Guardo la caja dentro de mi placard, lejos de las manos artísticas de mi Hermana y de las visitas inusuales de una pequeña pseudoprimita que los miraría con ojitos de por-favor-prestáme. Lejos de mis ganas de volver a ser chiquita sólo para pasar toda una tarde pintando dibujos, acortando el largo de los lápices, y coloreando unas formas a mi antojo. Inventando un cielo blanco y creando nubes azules con sonrisas y pestañas alargadas. Sembrando flores gigantes en un césped de verdes rayas que semejan un jardín en primavera.
Es tonto guardarlos, lo sé. Pero, ¿para qué quiere un adulto una caja de lápices de colores a mano, si no se puede colorear un exámen, ni mucho menos dibujar una sonrisa con el grafito anaranjado en los labios resecos de tanta ausencia? ¿De qué me sirven los doce colores, si no sé con cuál pintar la distancia, el miedo, o la injusticia con la que hay que convivir todos los días? ¿Cuál sería el objetivo de acercarlos a mi rutina, si por más que les saque punta hasta dejarlos casi insostenibles, mis dedos de adulto no se achicarán, ni la camisa gris se transformará en un tierno vestidito azul haciendo juego con las hebillitas que sostienen mis rulos rubios y despejan mi frente de un flequillo impuesto por Mamá?

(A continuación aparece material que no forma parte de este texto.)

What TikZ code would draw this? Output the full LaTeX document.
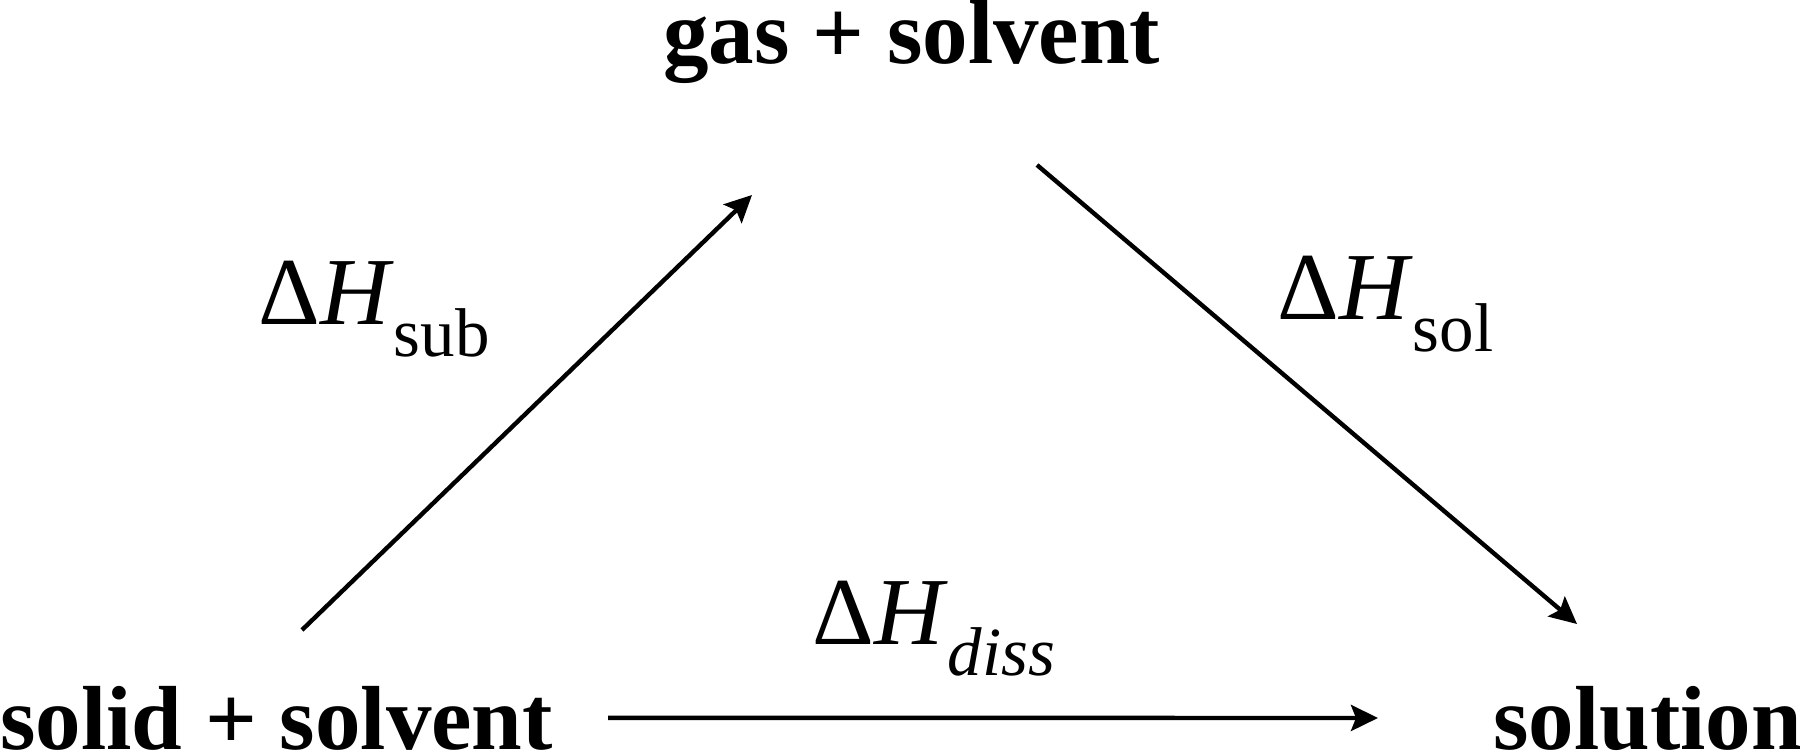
\documentclass[tikz,border=0pt]{standalone}
\usepackage{fontspec}
\setmainfont{Liberation Serif}
\usetikzlibrary{arrows.meta}
\newcommand\dsub[1]{\raisebox{-16pt}{\fontsize{34.5}{40}\selectfont #1}}
\begin{document}
\begin{tikzpicture}[x=0.5pt,y=-0.5pt,
  state/.style={inner sep=0pt, anchor=base west, font=\fontsize{45.5}{50}\selectfont\bfseries},
  lbl/.style={inner sep=0pt, anchor=base west, font=\fontsize{48}{56}\selectfont},
  conn/.style={line width=2.2pt, -{Stealth[length=13.5pt,width=13pt,inset=2.5pt]}}]
\useasboundingbox[fill=white] (0,0) rectangle (1800,753);
\node[state] (gas) at (663,64) {gas + solvent};
\node[state] (solid) at (0,749) {solid + solvent};
\node[state] (soln) at (1493,749) {solution};
\node[lbl] (lsub) at (258,325) {Δ\textit{H}\dsub{sub}};
\node[lbl] (lsol) at (1277,320) {Δ\textit{H}\dsub{sol}};
\node[lbl] (ldiss) at (812,644) {Δ\textit{H}\dsub{\textit{diss}}};
\coordinate (a1s) at (302,630);
\coordinate (a1e) at (752,195);
\coordinate (a2s) at (1037,165);
\coordinate (a2e) at (1577,624);
\draw[conn] (a1s) -- (a1e);
\draw[conn] (a2s) -- (a2e);
\draw[conn, shorten <=27.5pt, shorten >=57.5pt] (solid.east) -- (soln.west);
\end{tikzpicture}
\end{document}
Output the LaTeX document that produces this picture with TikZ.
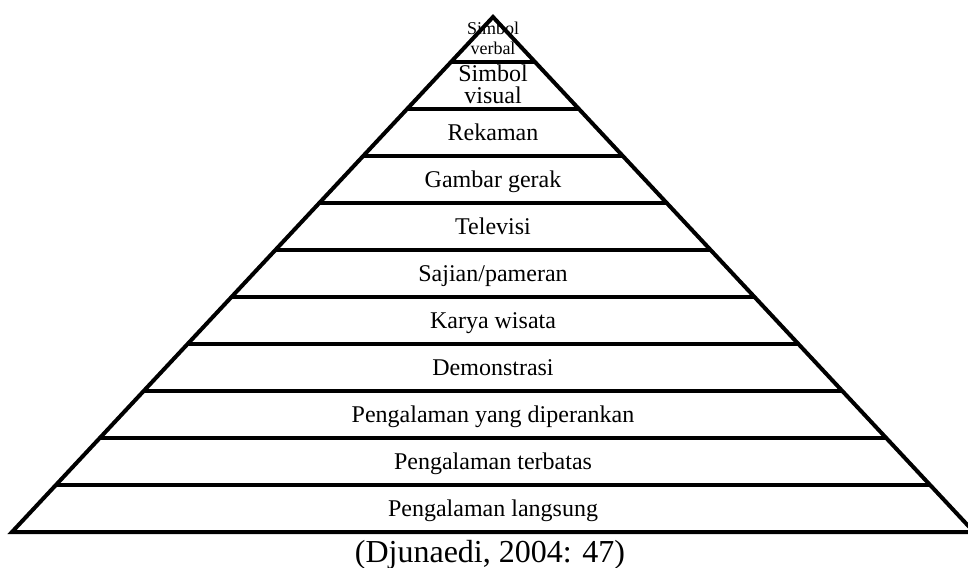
\documentclass[tikz,border=0pt]{standalone}
\usepackage{fontspec}
\setmainfont{Liberation Serif}
\usetikzlibrary{calc}
\tikzset{
  tier/.style={anchor=base, font=\fontsize{24}{22}\selectfont, inner sep=0pt},
  edge line/.style={line width=4pt, line join=miter},
}
\begin{document}
\begin{tikzpicture}[x=1pt,y=-1pt]
  \useasboundingbox (0,0) rectangle (968,567);
  \path
  (493,17) coordinate (A)
  (12,532) coordinate (BL)
  (974,532) coordinate (BR);
  \draw[edge line] (BL) -- (A) -- (BR) -- cycle;
  % dividing lines between the tiers
  \foreach \k in {1,...,10}
    \draw[edge line] ($(A)!{(47*\k-2)/515}!(BL)$) -- ($(A)!{(47*\k-2)/515}!(BR)$);
  \node[tier, font=\fontsize{18}{20}\selectfont, align=center] (tier1) at (493,55) {Simbol\\verbal};
  \node[tier, align=center] (tier2) at (493,104) {Simbol\\visual};
  \foreach \txt [count=\i from 3] in {Rekaman, Gambar gerak, Televisi, Sajian/pameran, Karya wisata, Demonstrasi, Pengalaman yang diperankan, Pengalaman terbatas, Pengalaman langsung}
    \node[tier] (tier\i) at (493,{15+47*(\i-0.5)+7.5}) {\txt};
  \node[anchor=base, font=\fontsize{32}{36}\selectfont, inner sep=0pt] (src) at (490,562) {(Djunaedi, 2004: 47)};
\end{tikzpicture}
\end{document}
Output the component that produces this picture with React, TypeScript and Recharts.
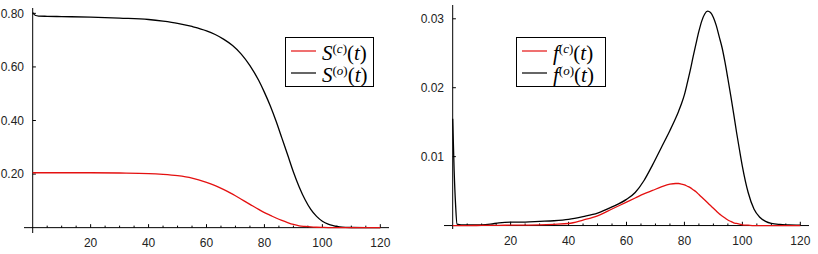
import { LineChart, Line, XAxis, YAxis, ReferenceLine, Legend } from "recharts";

// survival curves S(c)(t), S(o)(t)
const T_SURV = [0, 1, 2, 5, 10, 20, 30, 40, 45, 50, 55, 60, 63, 66, 69, 72, 75, 78, 80, 82, 84, 86, 88, 90, 92, 94, 96, 98, 100, 102, 104, 106, 108, 110, 115, 120];
const S_C = [0.205, 0.205, 0.205, 0.205, 0.205, 0.205, 0.204, 0.202, 0.199, 0.194, 0.185, 0.169, 0.157, 0.142, 0.125, 0.106, 0.087, 0.068, 0.056, 0.046, 0.036, 0.027, 0.019, 0.012, 0.007, 0.0045, 0.0025, 0.0014, 0.0008, 0.0004, 0.0001, 0, 0, 0, 0, 0];
const S_O = [0.803, 0.792, 0.79, 0.789, 0.788, 0.786, 0.782, 0.777, 0.771, 0.763, 0.751, 0.735, 0.721, 0.703, 0.68, 0.648, 0.605, 0.55, 0.505, 0.455, 0.398, 0.335, 0.272, 0.208, 0.152, 0.105, 0.068, 0.042, 0.024, 0.013, 0.007, 0.003, 0.0012, 0.0005, 0.0001, 0];

// densities f(c)(t), f(o)(t)
const T_DENS = [0, 0.5, 1, 1.5, 3, 5, 10, 13, 16, 20, 25, 30, 35, 40, 45, 50, 55, 60, 63, 66, 69, 72, 75, 77, 78, 79, 80, 81, 82, 83, 84, 85, 86, 87, 88, 89, 90, 91, 92, 93, 94, 95, 96, 97, 98, 99, 100, 102, 104, 106, 108, 110, 113, 116, 120];
const F_C = [0, 0, 0, 0, 0, 0, 0.00002, 0.00003, 0.00004, 0.00005, 0.00007, 0.0001, 0.00018, 0.0003, 0.0008, 0.0014, 0.0024, 0.0034, 0.004, 0.0046, 0.0051, 0.0056, 0.006, 0.0061, 0.0061, 0.006, 0.0059, 0.0057, 0.0055, 0.0052, 0.0049, 0.0045, 0.0041, 0.0037, 0.0033, 0.0029, 0.0025, 0.0021, 0.0017, 0.0014, 0.0011, 0.0008, 0.0006, 0.0004, 0.0003, 0.0002, 0.0001, 0.00005, 0, 0, 0, 0, 0, 0, 0];
const F_O = [0.0155, 0.008, 0.003, 0.0002, 0.0001, 0.0001, 0.0001, 0.0002, 0.0004, 0.0005, 0.0005, 0.0006, 0.0007, 0.0009, 0.0013, 0.0018, 0.0027, 0.0038, 0.0048, 0.0065, 0.0088, 0.0113, 0.0138, 0.0156, 0.0166, 0.0177, 0.019, 0.0207, 0.0225, 0.0245, 0.0264, 0.0282, 0.0297, 0.0307, 0.0311, 0.0309, 0.0302, 0.029, 0.0274, 0.0258, 0.0237, 0.0213, 0.0188, 0.0162, 0.0135, 0.011, 0.0086, 0.0048, 0.0024, 0.0012, 0.0006, 0.0003, 0.00015, 0.0001, 0.00005];

const X_TICKS = [20, 40, 60, 80, 100, 120];
const X_MINOR = [5, 10, 15, 20, 25, 30, 35, 40, 45, 50, 55, 60, 65, 70, 75, 80, 85, 90, 95, 100, 105, 110, 115, 120];
const S_TICKS = [0.2, 0.4, 0.6, 0.8];
const F_TICKS = [0.01, 0.02, 0.03];

const RED = "#e41010";
const BLACK = "#000000";

const survData = T_SURV.map((t, i) => ({ t, sc: S_C[i], so: S_O[i] }));
const densData = T_DENS.map((t, i) => ({ t, fc: F_C[i], fo: F_O[i] }));

const tickFont = { fontFamily: '"Liberation Sans", Arial, sans-serif', fontSize: 12, fill: "#222" };
const serif = '"Liberation Serif", "Times New Roman", serif';

const LABELS: Record<string, [string, string]> = {
  sc: ["S", "c"],
  so: ["S", "o"],
  fc: ["f", "c"],
  fo: ["f", "o"],
};
const ORDER = ["sc", "so", "fc", "fo"];

function LegendBox({ payload, width }: { payload?: any[]; width: number }) {
  const items = [...(payload ?? [])].sort(
    (a, b) => ORDER.indexOf(a.dataKey) - ORDER.indexOf(b.dataKey),
  );
  return (
    <div
      style={{
        position: "relative",
        width,
        height: 50,
        outline: "1px solid #000",
        outlineOffset: -1,
        background: "#fff",
        boxSizing: "border-box",
      }}
    >
      {items.map((it, i) => {
        const [base, sup] = LABELS[it.dataKey];
        return (
          <div key={it.dataKey}>
            <div
              style={{
                position: "absolute",
                left: 6,
                top: 13 + i * 22,
                width: 25,
                height: 2,
                background: it.color,
                opacity: 0.6,
              }}
            />
            <div
              style={{
                position: "absolute",
                left: 37,
                top: 5 + i * 22,
                height: 22,
                lineHeight: "22px",
                fontFamily: serif,
                fontSize: 21,
                whiteSpace: "nowrap",
                color: "#000",
              }}
            >
              <i>{base}</i>
              <span style={{ fontSize: 13, position: "relative", top: -7 }}>
                (<i>{sup}</i>)
              </span>
              (<i>t</i>)
            </div>
          </div>
        );
      })}
    </div>
  );
}

function axisMarks(minorLen: number, majorLen: number, yTicks: number[], yLen: number) {
  const marks = X_MINOR.map((t) => (
    <ReferenceLine
      key={"x" + t}
      segment={[
        { x: t, y: 0 },
        { x: t, y: t % 20 === 0 ? majorLen : minorLen },
      ]}
      stroke="#000"
      strokeWidth={1}
      ifOverflow="visible"
    />
  ));
  const ymarks = yTicks.map((v) => (
    <ReferenceLine
      key={"y" + v}
      segment={[
        { x: 0, y: v },
        { x: yLen, y: v },
      ]}
      stroke="#000"
      strokeWidth={1}
      ifOverflow="visible"
    />
  ));
  return [...marks, ...ymarks];
}

function SurvivalChart() {
  return (
    <LineChart
      width={400}
      height={254}
      data={survData}
      margin={{ top: 8, right: 11, bottom: 0, left: 0 }}
    >
      <XAxis
        dataKey="t"
        type="number"
        domain={[-3, 123]}
        ticks={X_TICKS}
        axisLine={false}
        tickLine={false}
        tickSize={0}
        tickMargin={5}
        height={21}
        tick={tickFont}
        allowDataOverflow
      />
      <YAxis
        type="number"
        domain={[-0.02, 0.82]}
        ticks={S_TICKS}
        axisLine={false}
        tickLine={false}
        tickSize={0}
        tickMargin={0}
        width={24}
        tick={tickFont}
        tickFormatter={(v: number) => v.toFixed(2)}
        allowDataOverflow
      />
      <ReferenceLine x={0} stroke="#000" strokeWidth={1} />
      <ReferenceLine y={0} stroke="#000" strokeWidth={1} />
      {axisMarks(0.0075, 0.013, S_TICKS, 1.1)}
      <Line type="monotone" dataKey="so" name="S(o)(t)" stroke={BLACK} strokeWidth={1.3} dot={false} isAnimationActive={false} />
      <Line type="monotone" dataKey="sc" name="S(c)(t)" stroke={RED} strokeWidth={1.3} dot={false} isAnimationActive={false} />
      <Legend
        layout="vertical"
        align="center"
        verticalAlign="middle"
        wrapperStyle={{ left: 285, top: 37, width: 89, height: 50 }}
        content={(p: any) => <LegendBox payload={p.payload} width={89} />}
      />
    </LineChart>
  );
}

function DensityChart() {
  return (
    <LineChart
      width={400}
      height={254}
      data={densData}
      margin={{ top: 5, right: 9, bottom: 0, left: 0 }}
    >
      <XAxis
        dataKey="t"
        type="number"
        domain={[-3, 123]}
        ticks={X_TICKS}
        axisLine={false}
        tickLine={false}
        tickSize={0}
        tickMargin={7}
        height={25}
        tick={tickFont}
        allowDataOverflow
      />
      <YAxis
        type="number"
        domain={[-0.0005, 0.032]}
        ticks={F_TICKS}
        axisLine={false}
        tickLine={false}
        tickSize={0}
        tickMargin={0}
        width={26}
        tick={tickFont}
        tickFormatter={(v: number) => v.toFixed(2)}
        allowDataOverflow
      />
      <ReferenceLine x={0} stroke="#000" strokeWidth={1} />
      <ReferenceLine y={0} stroke="#000" strokeWidth={1} />
      {axisMarks(0.0003, 0.00055, F_TICKS, 1.1)}
      <Line type="monotone" dataKey="fo" name="f(o)(t)" stroke={BLACK} strokeWidth={1.3} dot={false} isAnimationActive={false} />
      <Line type="monotone" dataKey="fc" name="f(c)(t)" stroke={RED} strokeWidth={1.3} dot={false} isAnimationActive={false} />
      <Legend
        layout="vertical"
        align="center"
        verticalAlign="middle"
        wrapperStyle={{ left: 98, top: 37, width: 90, height: 50 }}
        content={(p: any) => <LegendBox payload={p.payload} width={90} />}
      />
    </LineChart>
  );
}

export default function App() {
  return (
    <div
      style={{
        position: "absolute",
        left: 0,
        top: 0,
        width: 818,
        height: 254,
        background: "#fff",
        overflow: "hidden",
      }}
    >
      <div style={{ position: "absolute", left: 0, top: 0 }}>
        <SurvivalChart />
      </div>
      <div style={{ position: "absolute", left: 418, top: 0 }}>
        <DensityChart />
      </div>
    </div>
  );
}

Están guardados. Lejos de todos, y cerca de nadie.
Y quiero usarlos. Hoy. Que me los encontré, de casualidad, y me dieron ganas de volver a ser chiquita. Para pintar cielos con nubes azules y soles sonrientes. Para sembrar una hoja con margaritas del mismo tamaño de los hombres-palito. Para que se me cansen los dedos de tanto hacer fuerza en el intento por colorear un enorme jardín verde, en esta tarde de otoño.
Para que el tiempo vuele, y no me preocupe por ello.
Para que se me desprenda esta suerte de desgano, y pueda retornar a mis clases.
Para estrenar los lápices de colores que me regaló Juana, una vez.